BUTLER v. SEARS, ROEBUCK COMPANY

United States District Court, Northern District of Illinois (2009)

Facts

Issue

Holding — Lefkow, J.

Rule

Reasoning

Deep Dive: How the Court Reached Its Decision

Court's Analysis of the Song-Beverly Act

The court examined the plaintiffs' claim under California's Song-Beverly Consumer Warranty Act, which provides remedies for violations of implied warranties for consumer goods. The court noted that the implied warranty lasts for a period between 60 days to one year following the sale of the product. Sears argued that since the problems with the washing machines did not manifest until after the one-year warranty period, the claim was time-barred. However, the plaintiff, Blair, alleged he reported problems within the warranty period, which indicated that the warranty was still effective at the time of the reported issues. The court found that Blair's timely notification of problems suggested that his claim was not barred. It acknowledged a split in California courts regarding the interpretation of the warranty duration, but ultimately determined that Blair's allegations met the requirements to proceed under the Song-Beverly Act. Thus, the court allowed this count to survive the motion to dismiss.

Previous Dismissals in the Munch Plaintiffs' Claims

The court addressed the status of the Munch plaintiffs' consumer fraud claims that had been dismissed with prejudice in earlier proceedings. It reiterated that claims dismissed with prejudice cannot be reasserted, regardless of the consolidation of cases. The plaintiffs attempted to revive these claims in their consolidated complaint without obtaining the court's permission to do so. The court highlighted that merely consolidating cases does not afford plaintiffs the opportunity to circumvent previous rulings. It emphasized that the legal principle of finality must be respected, meaning that the Munch plaintiffs could not relitigate claims already resolved. As a result, the court dismissed these consumer fraud claims again, affirming that the Munch plaintiffs had not provided compelling reasons for reconsideration of the earlier dismissal.

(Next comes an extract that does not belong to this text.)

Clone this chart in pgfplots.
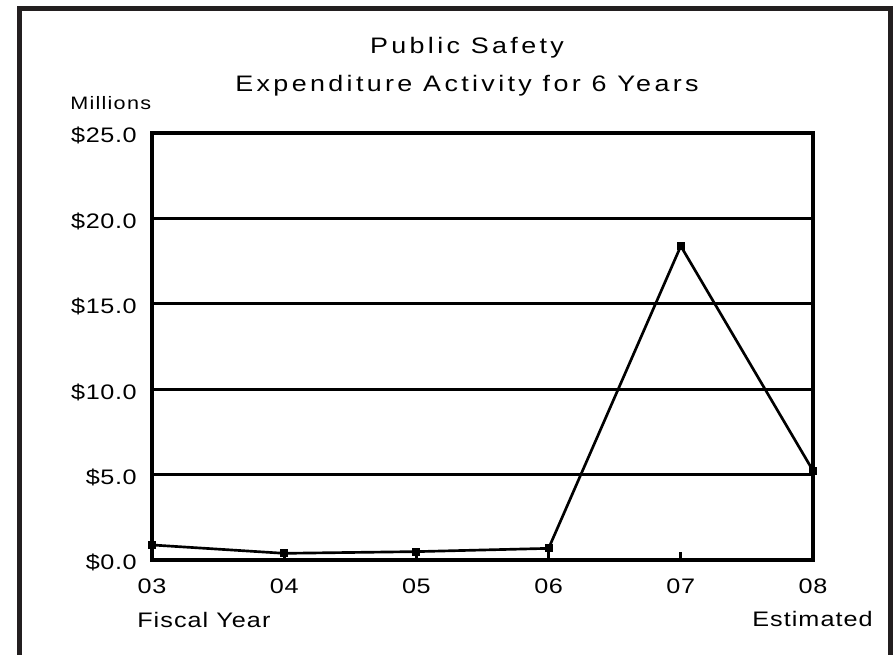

Insufficiency of the Bettua Plaintiffs' Claims

The court analyzed the Bettua plaintiffs' allegations, focusing on their claims for consumer fraud and unjust enrichment. It pointed out that the Bettua plaintiffs' allegations were insufficiently specific to meet the heightened pleading standards required for fraud claims. The court noted that the plaintiffs failed to identify a specific instance in which Sears misled them about the washing machines' defects. Moreover, while they alleged that Sears had received prior complaints about similar issues, they did not provide a clear engineering explanation for the defects or articulate how the alleged defect materially affected their purchases. The court highlighted the need for detailed allegations to show both the deceptive nature of Sears's practices and the materiality of the defects claimed. Consequently, it determined that these claims did not satisfy the necessary legal standards and dismissed them accordingly.

Pleading Requirements for Consumer Fraud

The court reiterated the legal standard governing claims of consumer fraud, which must meet specific pleading requirements to survive a motion to dismiss. These requirements include providing detailed allegations about the deceptive practices and materiality of the claims. The court emphasized the importance of clarity and specificity in pleading fraud, noting that vague or ambiguous allegations do not suffice. It referred to previous rulings that necessitated a clear articulation of how the defendant's actions amounted to fraud, including the necessity of establishing a direct link between the defendant's misrepresentation and the plaintiffs' reliance on that misrepresentation. As the Bettua plaintiffs did not meet these standards, the court concluded that their claims were inadequately pleaded and thus warranted dismissal.

Conclusion of the Court's Rulings

In conclusion, the court granted Sears's motion to dismiss in part and denied it in part. It allowed Blair's claim under the Song-Beverly Act to proceed, recognizing that he timely reported issues within the warranty period. However, the court dismissed the Munch plaintiffs' consumer fraud claims with prejudice, affirming that they could not be relitigated after previous dismissals. Additionally, the court found the Bettua plaintiffs' consumer fraud and unjust enrichment claims lacking in specificity and detail, leading to their dismissal as well. The court's decision highlighted the importance of adhering to pleading standards in consumer fraud cases and maintained the integrity of prior rulings while addressing the merits of the claims presented.